Relata con una lucidez asombrosa que con 17 años dejó por primera vez Toro, tras estudiar en el Amor de Dios, para preparar Magisterio en Zamora “con el párroco de San Vicente, Ramón Berián”. Con 23 años, en 1934, sacó la plaza en propiedad en Salamanca y pisó su primer aula en la localidad vallisoletana de Valdenebro de los Valles. Vivía en la casa de la escuela, “muy buena, tenía hasta balcón, y alcantarillado”, cuenta mientras sus pequeñas manos que reflejan el paso de tantos años no dejan de ir y venir, acompasando el relato de una vida que aún disfruta, “¿qué cuanto quiero vivir?, ¡110 años y los que Dios quiera!, he tenido una buena vida. Y pido perdón a quien haya podido hacer daño”.

Una guerra, dos pandemias y muchas cosas buenas.

El estallido de la Guerra Civil el 18 de julio de 1936 le pilló de vacaciones en Toro y “tuve que incorporarme a la escuela un mes antes, en septiembre”. Se encontró un pueblecito desolado, “llevaron a muchos que yo conocía, a un matrimonio cuyos hijos iban al colegio...Me dio mucha pena ver a tantas niñas y niños huérfanos”. El cura fue quien cortó la sangría: “De aquí no sale uno más. Se enfrentó con los que mandaban”.

En Toro, “hubo mucho, sé de muchos, uno, Tanis, que era maestro. Pudo escapar cuando lo llevaban a fusilar, se tiró del camión, se escondió hasta que le ayudaron a escapar y terminó viviendo en Inglaterra”. Avelina también perdió a su hermano Ramón en el frente, comenta sin dar detalles, y a otro por una enfermedad. Su marido se incorporó a filas, aunque pudieron casarse en Galicia, “y, al año o así, al terminar el permiso, volvió a irse hasta 1939”. Durante la guerra, su padre protegió en su casa “las ropas de un convento cercano y las custodias y reliquias del Sancti Spiritus”. Poco más quiere remover, “no tengo buenos recuerdos, se hicieron muchas burradas y se hizo daño a mucha gente que ni había pensado en bandos”.

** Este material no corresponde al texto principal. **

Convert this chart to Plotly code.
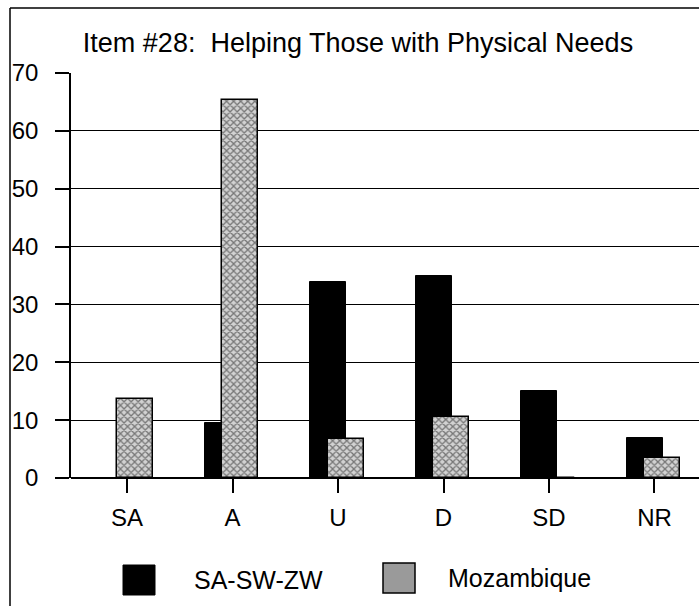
import plotly.graph_objects as go

categories = ["SA", "A", "U", "D", "SD", "NR"]
sa_sw_zw = [0, 9.5, 33.8, 35, 15, 7]
mozambique = [13.7, 65.3, 6.7, 10.5, 0, 3.5]
y_ticks = [0, 10, 20, 30, 40, 50, 60, 70]
title_text = "Item #28:  Helping Those with Physical Needs"

W, H = 699, 610
L, R, T, B = 71, 0, 73, 132
PW, PH = W - L - R, H - T - B

def px(x):
    return (x - L) / PW

def py(y):
    return (H - B - y) / PH

FONT = "Liberation Sans, Arial, sans-serif"

fig = go.Figure()
fig.add_trace(go.Bar(
    x=list(range(len(categories))), y=sa_sw_zw, name="SA-SW-ZW",
    width=0.34, offset=-0.262,
    marker=dict(color="black", line=dict(color="black", width=1)),
))
fig.add_trace(go.Bar(
    x=list(range(len(categories))), y=mozambique, name="Mozambique",
    width=0.34, offset=-0.095,
    marker=dict(color="white", line=dict(color="black", width=1.5),
                pattern=dict(shape="x", fgcolor="#1a1a1a", bgcolor="#d2d2d2",
                             size=5, solidity=0.45)),
))

shapes = [
    dict(type="line", xref="paper", yref="paper",
         x0=px(10), x1=px(10), y0=py(606), y1=py(8),
         line=dict(color="black", width=1.5)),
    dict(type="line", xref="paper", yref="paper",
         x0=px(10), x1=1, y0=py(8), y1=py(8),
         line=dict(color="black", width=1.5)),
    dict(type="rect", xref="paper", yref="paper",
         x0=px(123), x1=px(155), y0=py(595), y1=py(565),
         line=dict(color="black", width=1), fillcolor="black"),
    dict(type="rect", xref="paper", yref="paper",
         x0=px(383), x1=px(415), y0=py(593), y1=py(563),
         line=dict(color="black", width=1.5), fillcolor="#9a9a9a"),
]
annotations = [
    dict(text="SA-SW-ZW", xref="paper", yref="paper", x=px(192), y=py(580),
         xanchor="left", yanchor="middle", showarrow=False,
         font=dict(family=FONT, size=25, color="black")),
    dict(text="Mozambique", xref="paper", yref="paper", x=px(446), y=py(578),
         xanchor="left", yanchor="middle", showarrow=False,
         font=dict(family=FONT, size=25, color="black")),
]

fig.update_layout(
    width=W, height=H,
    margin=dict(l=L, r=R, t=T, b=B, pad=0),
    paper_bgcolor="white", plot_bgcolor="white",
    barmode="overlay", showlegend=False,
    bargap=0,
    title=dict(text=title_text, x=358 / W, xanchor="center", y=1 - 43 / H,
               yanchor="middle", yref="container",
               font=dict(family=FONT, size=27, color="black")),
    font=dict(family=FONT, color="black"),
    shapes=shapes, annotations=annotations,
)
fig.update_xaxes(
    range=[-0.531, 5.422], tickmode="array",
    tickvals=list(range(len(categories))), ticktext=categories,
    ticks="outside", ticklen=14, tickcolor="black", tickwidth=1.5,
    showgrid=False, showline=False, zeroline=False,
    ticklabelstandoff=4,
    tickfont=dict(family=FONT, size=24, color="black"),
)
fig.update_yaxes(
    range=[0, 70], tickvals=y_ticks,
    ticks="outside", ticklen=14, tickcolor="black", tickwidth=1.5,
    showgrid=True, gridcolor="black", gridwidth=1.2,
    showline=True, linecolor="black", linewidth=1.5,
    zeroline=True, zerolinecolor="black", zerolinewidth=1.5,
    ticklabelstandoff=12,
    tickfont=dict(family=FONT, size=24, color="black"),
)

fig.write_html("out.html", config={"displayModeBar": False},
               post_script="document.body.style.margin='0';document.body.style.overflow='hidden';")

Una guerra, dos pandemias y muchas cosas buenas.

Ejerció como maestra unos diez años más para pasar a ocuparse de su casa y de su marido, Sinesio, empleado del Banco de Español de Crédito y del Banesto, con el que recorrió toda España, conoció Italia y Portugal, “fuimos muy felices”.

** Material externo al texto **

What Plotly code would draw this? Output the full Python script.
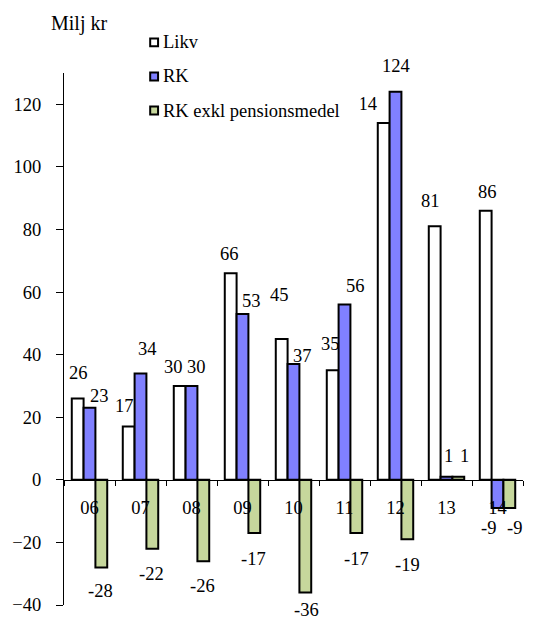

Esta anciana, la más longeva de la capital y la provincia, se ríe mucho, pero tiene carácter, “¡con 110 años tengo derecho a mandar!”, replica a Canto, y a su cuidadora, María. Canto fue una hija tardía. Avelina tenía 47 años, “creímos que tenía un tumor, el doctor Almendral nos dijo “estás embarazada”. Mi marido le contestó “¿y qué hago?”, “pues preparar una cuna”, Avelina se ríe. “La hija nos hizo la vida más feliz”.

En 1983 decidió volver a la docencia, “mi marido me convenció porque decía que los duros luego son en reales”, así que dio clases en los colegios de Ferreruela, en Pereruela, en el Sancho II de Zamora y se jubiló en San Frontis. “Con los alumnos bien, pero tuve que volver a estudiar en casa, no me acordaba de muchas cosas. Las compañeras me ayudaron mucho”, se sonríe. “Ahora, me preparar a mí para el examen de ciudadanía”, apunta María, que emigró de Venezuela.

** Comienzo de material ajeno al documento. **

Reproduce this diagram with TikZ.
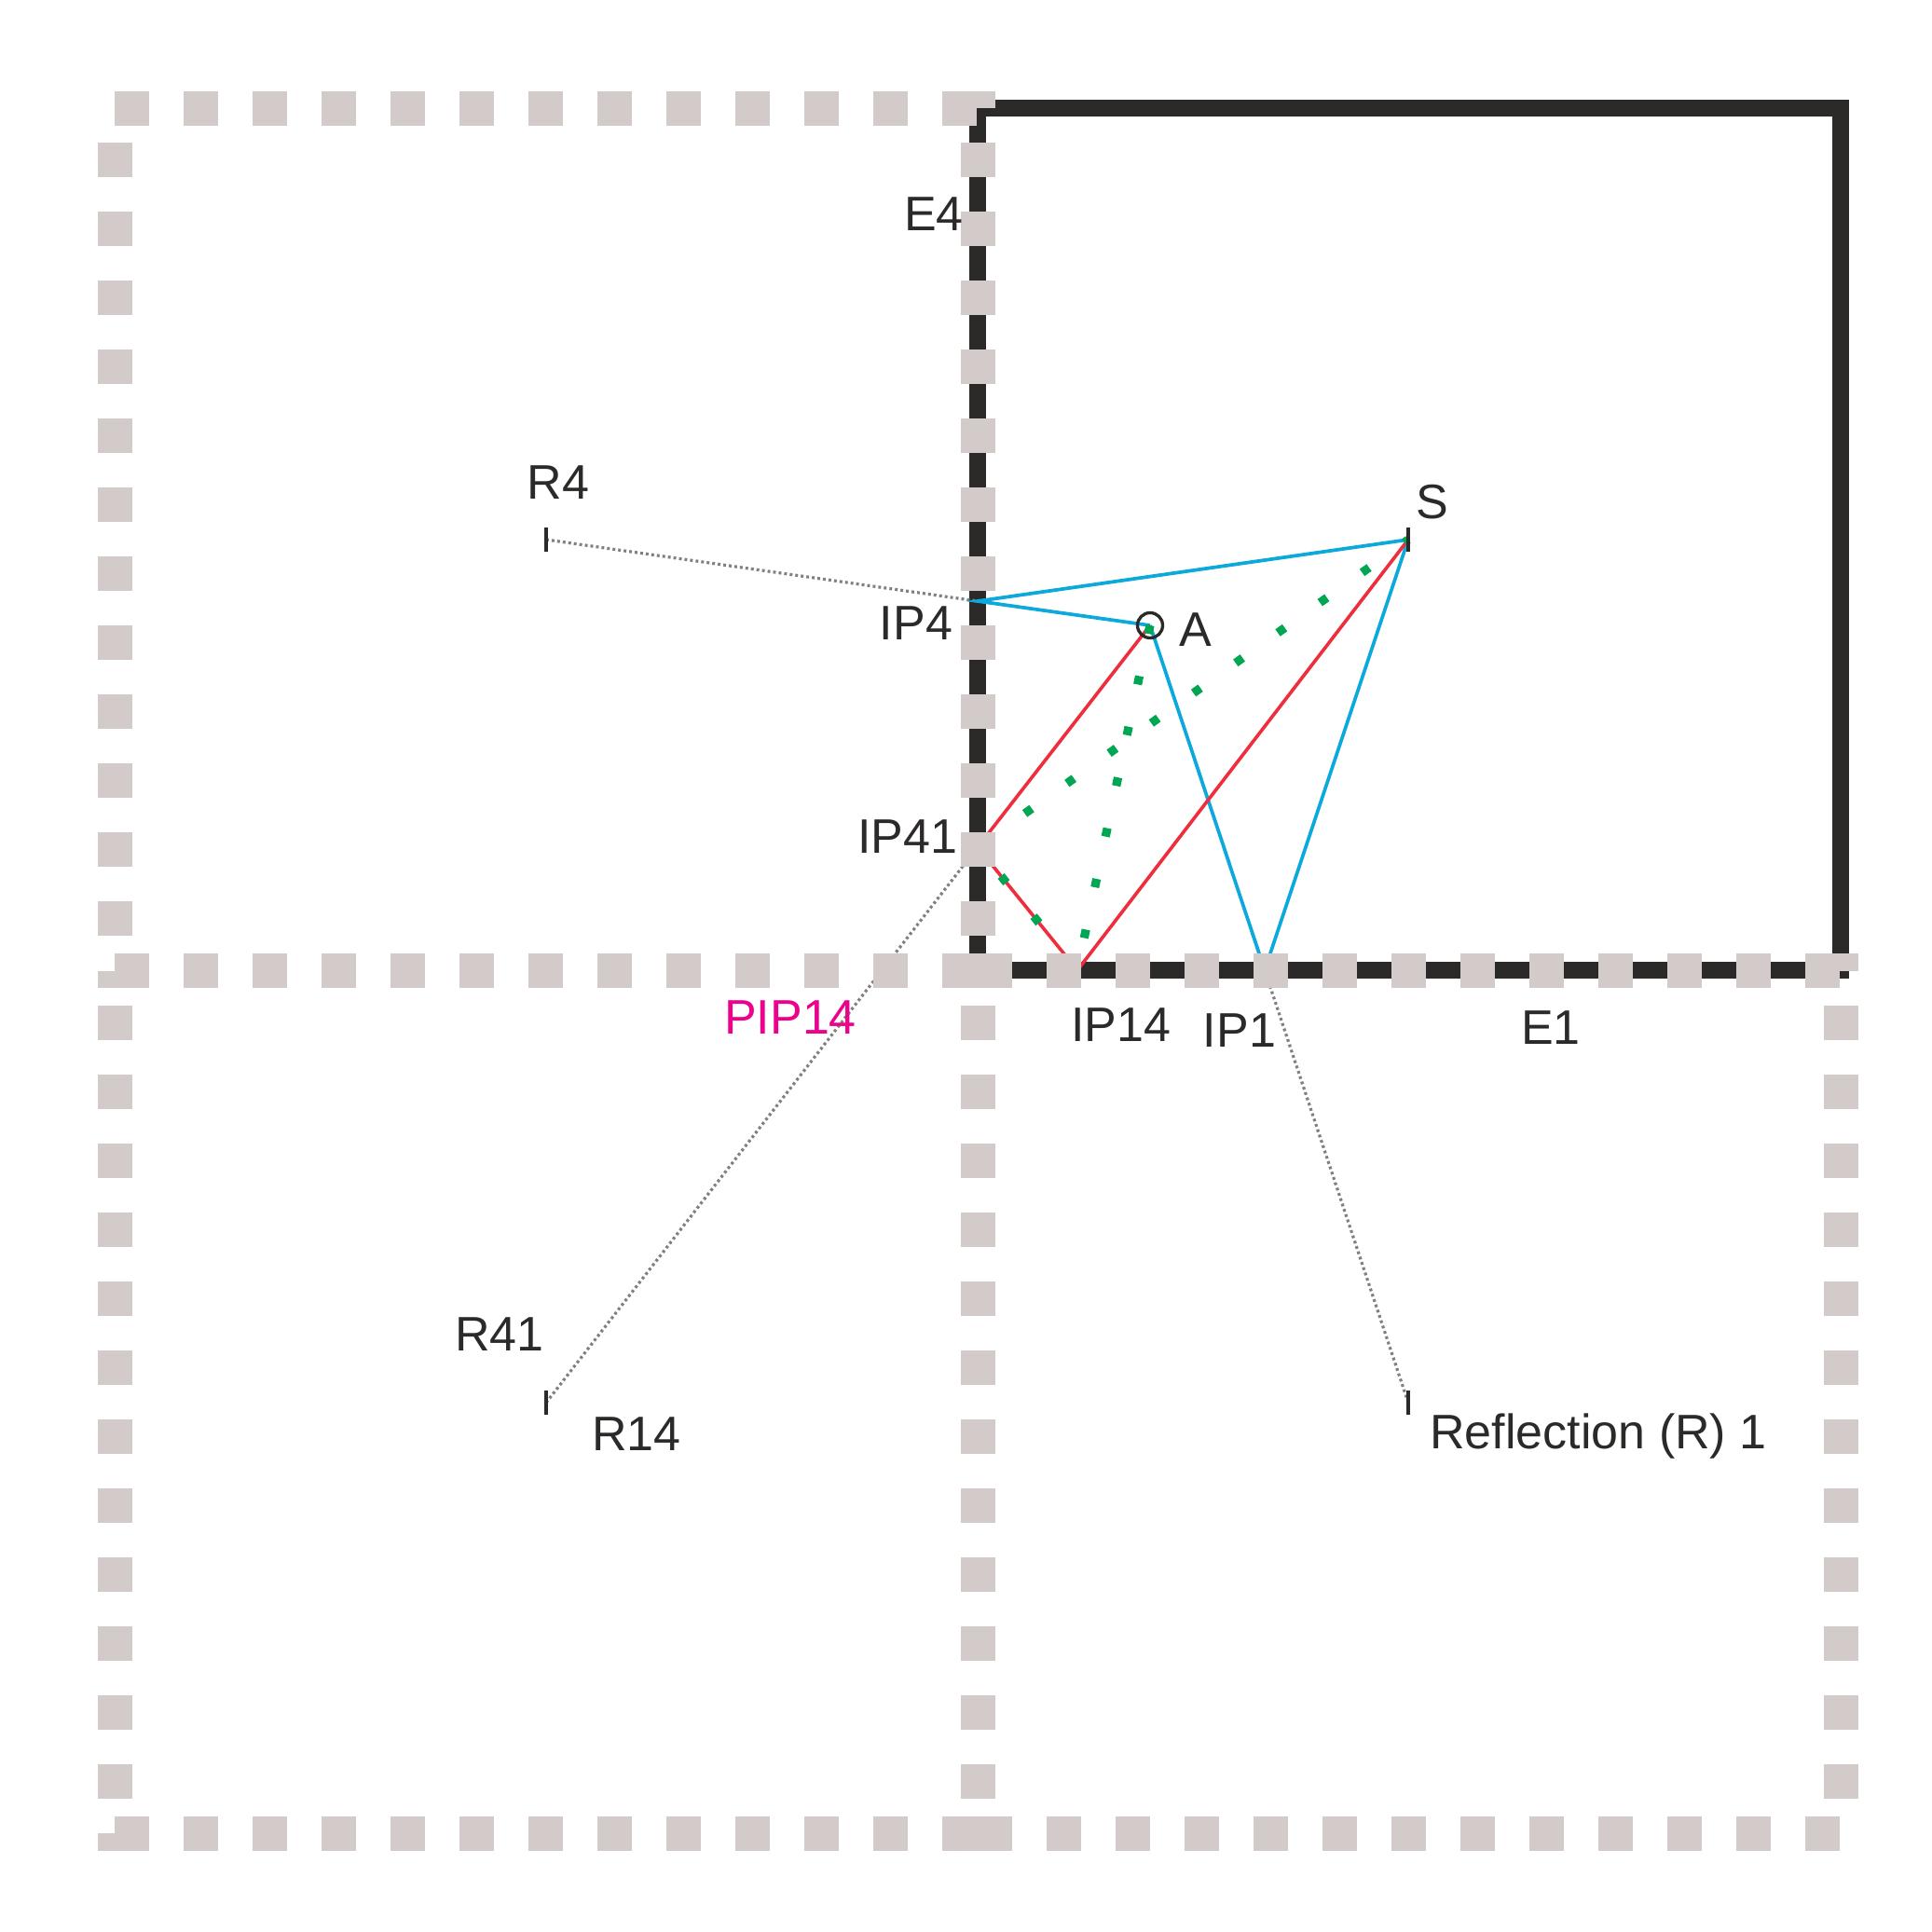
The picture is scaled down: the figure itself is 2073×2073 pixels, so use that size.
\documentclass[tikz,border=0pt]{standalone}
\usepackage{fontspec}
\setmainfont{Liberation Sans}

\definecolor{edgeblack}{HTML}{2B2A29}
\definecolor{mirrorgrey}{HTML}{D3CBC9}
\definecolor{pathblue}{HTML}{0DA9DC}
\definecolor{pathred}{HTML}{EE2D3D}
\definecolor{pathgreen}{HTML}{00A651}
\definecolor{pipmagenta}{HTML}{EC008C}

\tikzset{every picture/.style={line width=0.75pt}}
\tikzset{
	wallline/.style={draw=edgeblack,line width=14.2pt,line join=miter},
	mirrorline/.style={draw=mirrorgrey,line width=27.75pt,dash pattern={on 27.75pt off 27.75pt}},
	mirrorend/.style={draw=mirrorgrey,line width=27.75pt},
	bluepath/.style={draw=pathblue,line width=2.8pt},
	redpath/.style={draw=pathred,line width=2.7pt},
	greenpath/.style={draw=pathgreen,line width=6.9pt,dash pattern={on 6.9pt off 34.8pt}},
	greyray/.style={draw=black!50,line width=2.4pt,dash pattern={on 2.2pt off 2.3pt}},
	tickmark/.style={draw=edgeblack,line width=3pt},
	lbl/.style={text=edgeblack,font=\fontsize{39}{47}\selectfont,inner sep=0pt},
}

\begin{document}
\begin{tikzpicture}[x=0.75pt,y=0.75pt,yscale=-1,xscale=1]
	\useasboundingbox (0,0) rectangle (2073,2073);

	% Points
	\coordinate (S) at (1511,579);
	\coordinate (A) at (1234,671);
	\coordinate (R4) at (586,579);
	\coordinate (R1) at (1511,1505);
	\coordinate (R14) at (586,1505);
	\coordinate (IP4) at (1049,645);
	\coordinate (IP1) at (1357,1041);
	\coordinate (IP41) at (1049,909);
	\coordinate (IP14) at (1156,1041);

	% Room walls
	\draw [wallline] (1049,116) -- (1975,116) -- (1975,1041) -- (1049,1041) -- cycle ;

	% Image rays
	\draw [greyray] (R4) -- (IP4) ;
	\draw [greyray] (R1) -- (IP1) ;
	\draw [greyray] (R14) -- (IP41) ;

	% First order
	\draw [bluepath] (S) -- (IP4) -- (A) ;
	\draw [bluepath] (S) -- (IP1) -- (A) ;
	% Second order
	\draw [redpath] (S) -- (IP14) -- (IP41) -- (A) ;
	% Wrong paths
	\draw [greenpath,dash phase=3pt] (S) -- (IP41) -- (IP14) ;
	\draw [greenpath] (A) -- (IP14) ;

	% Markers
	\draw [tickmark] (S) ++(0,-13) -- ++(0,26) ;
	\draw [tickmark] (R4) ++(0,-13) -- ++(0,26) ;
	\draw [tickmark] (R1) ++(0,-13) -- ++(0,26) ;
	\draw [tickmark] (R14) ++(0,-13) -- ++(0,26) ;
	\draw [draw=edgeblack,line width=2.5pt] (A) circle (13.5) ;

	% Mirrored rooms, rows
	\foreach \rowy in {116,1041.5,1967} {
		\draw [mirrorline] (123,\rowy) -- (1049,\rowy) ;
	}
	\foreach \rowy in {1041.5,1967} {
		\draw [mirrorline] (1049,\rowy) -- (1975,\rowy) ;
	}
	% Mirrored rooms, columns
	\foreach \colx in {123,1049} {
		\draw [mirrorline] (\colx,153) -- (\colx,1005) ;
	}
	\foreach \colx in {123,1049,1975} {
		\draw [mirrorline] (\colx,1079) -- (\colx,1931) ;
	}
	% Corner pieces
	\draw [mirrorend] (1049,116) -- (1049,97.5) ;
	\draw [mirrorend] (123,1060) -- (123,1041.5) ;
	\draw [mirrorend] (123,1986) -- (123,1967) ;
	\draw [mirrorend] (1975,1041.5) -- (1975,1023) ;
	\draw [mirrorend] (1047,1041.5) -- (1051,1041.5) ;
	\draw [mirrorend] (1047,1967) -- (1051,1967) ;
	\draw [mirrorend] (1049,1986) -- (1049,1967) ;

	% Text Node
	\node [lbl] (lblE4) at (1002,230) {E4};
	% Text Node
	\node [lbl] (lblR4) at (599,518) {R4};
	% Text Node
	\node [lbl] (lblS) at (1537,539) {S};
	% Text Node
	\node [lbl] (lblIP4) at (983,669) {IP4};
	% Text Node
	\node [lbl] (lblA) at (1283,676) {A};
	% Text Node
	\node [lbl] (lblIP41) at (974,898) {IP41};
	% Text Node
	\node [lbl,text=pipmagenta] (lblPIP14) at (848,1092) {PIP14};
	% Text Node
	\node [lbl] (lblIP14) at (1203,1100) {IP14};
	% Text Node
	\node [lbl] (lblIP1) at (1330,1106) {IP1};
	% Text Node
	\node [lbl] (lblE1) at (1664,1103) {E1};
	% Text Node
	\node [lbl] (lblR41) at (536,1432) {R41};
	% Text Node
	\node [lbl] (lblR14) at (683,1539) {R14};
	% Text Node
	\node [lbl] (lblR1) at (1715,1541) {Reflection (R) 1};

\end{tikzpicture}
\end{document}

Una guerra, dos pandemias y muchas cosas buenas.

“Austera, metódica y organizada, come lo justo, pero de todo, los guisos de mi tierra también”, puntualiza su cuidadora. “¿Qué decís?”. Su sordera le impide tomar parte activa en la conversación que sigue atenta con sus ojos pizpiretos que, a pesar de las cataratas, le permiten “leer el periódico sin gafas si hay buena luz”, sino usa su lupa. Avelina es fiel a LA OPINIÓN-EL CORREO DE ZAMORA, diario perteneciente al mismo grupo editorial que este medio: “lo leo entero todos los días y acierto el jeroglífico”. Otra afición desde hace 10 años es la novela “Amar en tiempo revueltos” que sigue desde su sillón pegado al televisor para facilitarle la lectura de los subtítulos. En su salón del noveno piso de la calla de Víctor Gallego, pasa el día junto a la ventana de la galería, “ahí salgo cuando hace sol, no me hace falta más, veo toda Zamora”.

En su rutina diaria, su cita ineludible es “ir a misa en la iglesia de San Torcuato, tengo mi sitio”. Y el paseo, acompañada siempre, “lo malo es que ya no me dejan ir con el andador, me llevan en silla de ruedas”. El COVID le ha alejado de sus amigas, “antes se reunían en la plaza del Maestro, al salir de misa”. Pero, sobre todo, le ha impedido ver al nieto y los dos biznietos que viven en Madrid.